Jun 28, 2021

Significant reform is needed to address documented human rights violations and abuse against individuals with mental health needs in Massachusetts prisons. Fortunately, existing best practices - and proposed legislation - show us how.

In Massachusetts, which has not allowed the death penalty since 1984, a prison sentence is never legally a death sentence. Yet the U.S. Department of Justice (DOJ) has documented that, too often, the Commonwealth allows prisoners with behavioral health conditions or in extreme distress to die in custody.

A November, 2020 report by the DOJ found constitutional violations and significant failures by the MA Department of Corrections (MDOC) to provide safety for people incarcerated in state prisons who are at risk of suicide. The report documented abuses including correctional officers falling asleep while charged with one-on-one supervision of suicidal prisoners; officers taunting and encouraging prisoners to engage in self-harm; and intentional delays in health interventions when prisoners had harmed themselves.

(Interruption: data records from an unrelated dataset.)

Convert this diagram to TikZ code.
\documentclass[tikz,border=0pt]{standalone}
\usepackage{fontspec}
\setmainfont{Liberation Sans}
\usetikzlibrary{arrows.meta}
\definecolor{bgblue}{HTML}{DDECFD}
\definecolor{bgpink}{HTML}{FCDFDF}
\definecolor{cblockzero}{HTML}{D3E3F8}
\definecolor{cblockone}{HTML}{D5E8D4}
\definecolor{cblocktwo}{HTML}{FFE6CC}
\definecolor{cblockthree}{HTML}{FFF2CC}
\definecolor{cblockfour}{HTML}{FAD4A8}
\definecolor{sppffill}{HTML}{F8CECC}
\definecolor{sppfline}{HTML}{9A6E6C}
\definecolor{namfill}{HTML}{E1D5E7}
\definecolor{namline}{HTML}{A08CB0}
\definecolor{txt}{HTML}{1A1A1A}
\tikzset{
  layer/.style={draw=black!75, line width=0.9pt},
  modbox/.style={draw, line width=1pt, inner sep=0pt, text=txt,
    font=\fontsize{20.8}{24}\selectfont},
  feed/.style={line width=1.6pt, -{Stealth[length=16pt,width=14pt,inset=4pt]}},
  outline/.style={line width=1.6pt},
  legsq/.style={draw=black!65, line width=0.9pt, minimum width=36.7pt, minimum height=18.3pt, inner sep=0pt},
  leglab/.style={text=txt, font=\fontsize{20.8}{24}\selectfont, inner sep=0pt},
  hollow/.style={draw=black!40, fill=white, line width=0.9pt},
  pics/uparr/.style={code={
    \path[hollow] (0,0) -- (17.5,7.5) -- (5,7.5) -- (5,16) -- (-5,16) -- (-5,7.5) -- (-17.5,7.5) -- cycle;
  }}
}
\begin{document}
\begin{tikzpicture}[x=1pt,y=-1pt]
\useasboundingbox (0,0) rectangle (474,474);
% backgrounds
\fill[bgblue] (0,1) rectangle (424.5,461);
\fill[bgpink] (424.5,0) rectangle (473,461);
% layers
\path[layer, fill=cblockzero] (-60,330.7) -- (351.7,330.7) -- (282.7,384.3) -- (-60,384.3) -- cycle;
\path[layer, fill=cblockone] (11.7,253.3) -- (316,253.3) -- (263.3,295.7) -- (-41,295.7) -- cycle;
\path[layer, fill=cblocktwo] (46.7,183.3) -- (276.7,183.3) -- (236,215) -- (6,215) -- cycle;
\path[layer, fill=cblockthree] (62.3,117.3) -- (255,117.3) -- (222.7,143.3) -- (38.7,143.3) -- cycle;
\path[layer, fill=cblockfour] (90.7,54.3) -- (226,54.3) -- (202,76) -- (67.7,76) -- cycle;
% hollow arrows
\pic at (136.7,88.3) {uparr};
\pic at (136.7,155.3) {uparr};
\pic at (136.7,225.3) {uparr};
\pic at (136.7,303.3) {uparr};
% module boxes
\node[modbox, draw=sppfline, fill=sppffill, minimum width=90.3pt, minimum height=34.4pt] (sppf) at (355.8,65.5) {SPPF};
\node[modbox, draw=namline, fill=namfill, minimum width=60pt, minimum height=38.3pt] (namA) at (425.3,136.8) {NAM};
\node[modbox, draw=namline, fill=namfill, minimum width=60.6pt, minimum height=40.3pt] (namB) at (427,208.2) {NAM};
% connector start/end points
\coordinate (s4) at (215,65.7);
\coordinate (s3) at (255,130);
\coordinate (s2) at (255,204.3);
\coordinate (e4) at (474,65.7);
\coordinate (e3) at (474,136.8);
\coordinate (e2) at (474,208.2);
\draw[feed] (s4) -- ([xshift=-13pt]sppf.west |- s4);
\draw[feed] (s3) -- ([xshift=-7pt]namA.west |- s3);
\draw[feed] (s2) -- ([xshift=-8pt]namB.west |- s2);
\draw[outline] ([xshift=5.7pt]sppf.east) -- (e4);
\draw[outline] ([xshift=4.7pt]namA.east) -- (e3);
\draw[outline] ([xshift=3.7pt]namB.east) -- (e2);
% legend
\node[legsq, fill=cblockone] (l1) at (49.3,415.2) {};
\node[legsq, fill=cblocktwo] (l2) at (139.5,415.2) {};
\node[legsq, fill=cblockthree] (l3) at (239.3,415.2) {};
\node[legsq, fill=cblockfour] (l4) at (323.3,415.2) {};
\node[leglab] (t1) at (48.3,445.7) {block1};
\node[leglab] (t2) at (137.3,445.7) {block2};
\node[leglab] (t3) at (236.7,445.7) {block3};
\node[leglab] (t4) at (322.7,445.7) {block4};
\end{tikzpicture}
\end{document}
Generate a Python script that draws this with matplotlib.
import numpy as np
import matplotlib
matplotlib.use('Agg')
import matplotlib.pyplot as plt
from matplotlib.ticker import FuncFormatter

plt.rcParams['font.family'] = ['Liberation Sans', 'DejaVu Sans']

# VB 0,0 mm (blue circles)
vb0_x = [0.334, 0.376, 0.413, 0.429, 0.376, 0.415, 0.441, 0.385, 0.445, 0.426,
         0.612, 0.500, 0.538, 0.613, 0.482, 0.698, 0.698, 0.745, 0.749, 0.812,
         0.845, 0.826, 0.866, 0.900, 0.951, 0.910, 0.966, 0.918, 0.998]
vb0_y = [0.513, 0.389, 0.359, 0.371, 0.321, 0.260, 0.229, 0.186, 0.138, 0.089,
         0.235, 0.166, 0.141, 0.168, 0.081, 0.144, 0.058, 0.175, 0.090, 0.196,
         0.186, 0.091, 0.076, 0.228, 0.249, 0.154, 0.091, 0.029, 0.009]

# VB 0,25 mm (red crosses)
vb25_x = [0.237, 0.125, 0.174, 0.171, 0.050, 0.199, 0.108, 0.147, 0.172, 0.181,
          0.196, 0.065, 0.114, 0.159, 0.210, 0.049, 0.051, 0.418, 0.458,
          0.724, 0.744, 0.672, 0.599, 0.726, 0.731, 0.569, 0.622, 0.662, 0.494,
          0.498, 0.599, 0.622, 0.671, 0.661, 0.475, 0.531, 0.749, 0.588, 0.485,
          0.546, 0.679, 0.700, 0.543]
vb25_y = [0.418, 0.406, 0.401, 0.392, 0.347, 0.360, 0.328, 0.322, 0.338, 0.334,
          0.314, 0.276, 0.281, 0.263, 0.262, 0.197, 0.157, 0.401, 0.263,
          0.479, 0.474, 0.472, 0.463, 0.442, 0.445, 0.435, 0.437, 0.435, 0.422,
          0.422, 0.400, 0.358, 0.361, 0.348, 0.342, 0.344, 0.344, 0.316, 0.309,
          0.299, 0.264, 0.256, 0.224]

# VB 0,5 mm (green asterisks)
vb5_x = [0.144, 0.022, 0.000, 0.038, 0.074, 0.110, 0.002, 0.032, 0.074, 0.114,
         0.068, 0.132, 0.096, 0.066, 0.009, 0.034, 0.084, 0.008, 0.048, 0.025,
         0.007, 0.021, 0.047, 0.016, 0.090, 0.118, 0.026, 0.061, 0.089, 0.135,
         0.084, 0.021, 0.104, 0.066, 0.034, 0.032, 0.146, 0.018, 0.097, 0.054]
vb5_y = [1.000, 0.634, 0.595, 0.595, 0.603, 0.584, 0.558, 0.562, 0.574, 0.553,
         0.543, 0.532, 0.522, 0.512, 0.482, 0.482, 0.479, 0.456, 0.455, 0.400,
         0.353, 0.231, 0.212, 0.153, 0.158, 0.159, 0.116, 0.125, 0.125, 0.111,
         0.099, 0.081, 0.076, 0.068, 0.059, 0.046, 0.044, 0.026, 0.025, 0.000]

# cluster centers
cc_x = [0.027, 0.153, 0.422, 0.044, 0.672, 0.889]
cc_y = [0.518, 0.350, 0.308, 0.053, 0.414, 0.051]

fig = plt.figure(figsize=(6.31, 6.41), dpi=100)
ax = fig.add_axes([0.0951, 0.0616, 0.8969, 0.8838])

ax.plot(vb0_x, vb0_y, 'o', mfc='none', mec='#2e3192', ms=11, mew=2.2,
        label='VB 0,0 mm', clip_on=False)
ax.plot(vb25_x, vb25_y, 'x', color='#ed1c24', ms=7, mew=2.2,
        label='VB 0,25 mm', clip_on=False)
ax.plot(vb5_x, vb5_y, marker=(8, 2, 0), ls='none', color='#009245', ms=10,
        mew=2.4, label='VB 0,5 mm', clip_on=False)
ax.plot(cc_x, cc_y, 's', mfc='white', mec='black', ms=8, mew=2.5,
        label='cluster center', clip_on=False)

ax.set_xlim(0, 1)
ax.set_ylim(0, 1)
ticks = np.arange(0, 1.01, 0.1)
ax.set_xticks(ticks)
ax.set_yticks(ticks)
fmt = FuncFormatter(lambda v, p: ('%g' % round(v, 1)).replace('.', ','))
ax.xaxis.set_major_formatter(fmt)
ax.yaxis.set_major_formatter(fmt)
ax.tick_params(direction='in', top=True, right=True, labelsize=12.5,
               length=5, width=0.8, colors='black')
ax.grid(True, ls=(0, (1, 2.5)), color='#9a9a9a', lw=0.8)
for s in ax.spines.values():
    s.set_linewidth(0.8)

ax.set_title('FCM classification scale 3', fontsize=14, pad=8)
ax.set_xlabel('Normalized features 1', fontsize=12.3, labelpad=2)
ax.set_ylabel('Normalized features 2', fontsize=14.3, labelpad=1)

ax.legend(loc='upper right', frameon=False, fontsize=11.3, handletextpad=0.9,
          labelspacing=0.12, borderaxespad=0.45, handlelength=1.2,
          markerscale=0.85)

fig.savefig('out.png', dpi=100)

These problems seem to have vexed corrections administrators for decades. According to a new 2021 report by the Department of Justice’s Bureau of Justice Statistics, between 2001 and 2018 Massachusetts’ prisons had the fourth highest suicide rate in the country (31 per 100,000 prisoners–more than twice the suicide rate among the population at large). Moreover, according to other published reports, the rate of suicides in the Commonwealth’s jails was even higher. In 2014, for instance, the rate was 78 per 100,000, more than twice as high as that in the prisons.

It is widely recognized that people with behavioral health disorders are significantly over-represented in prisons and jails. We also know that restrictive and inhumane practices affecting prisoners with behavioral health needs exacerbate the inherent trauma of incarceration. Often, this leads to lifelong mental health conditions that disrupt successful transitions back into the community and undermine the efforts of incarcerated people to rehabilitate themselves. Nonetheless, Massachusetts’ prisons continue to allow prisoners’ mental health to deteriorate, untreated, to the point of death in custody and fail to address root causes of mental health crisis.

Significant reform is needed to rectify these critical policy, safety, and constitutional concerns. We do not have to start from scratch. The nation’s leading prison accreditation organizations and experts in prison suicide prevention have outlined best practices that our state can, and should, adopt in a comprehensive suicide prevention plan for implementation in our prisons. This plan must include the following components.

  • Articulate a clear suicide prevention policy that establishes a mental health suicide watch chain of command supervised by mental health clinical supervisory staff, not security/correctional staff.
  • Ensure that individuals on mental health suicide watch are placed in a clinically appropriate setting, not isolation or solitary confinement. We must minimize the trauma, isolation, and severity of any protocols or deprivations to those that are clinically necessary and not made by security staff.
  • Provide meaningful therapeutic interventions using individualized treatment plans to individuals identified as at-risk for suicide, including regular and consistent counseling and therapy in individual and/or group settings.
  • Obtain an independent review of all suicides, attempted suicides, and incidents of self-harm and implement lessons learned and recommendations after every incident.
  • Ban from future mental health watch duty any correctional officer found to be in violation of the written suicide prevention policy, including sleeping on the job or verbally taunting prisoners.

Although MDOC currently is negotiating with DOJ about how to address the DOJ report findings, broad reform is needed to ensure that people in MDOC custody are treated humanely and that effective services are provided to minimize mental health crises wherever possible.

Legislation filed by Sen. James Eldridge (S.1283) and Rep. Brandy Fluker Oakley (H.2089) provides a critical roadmap for these reforms, and we urge lawmakers to pass this legislation during this session.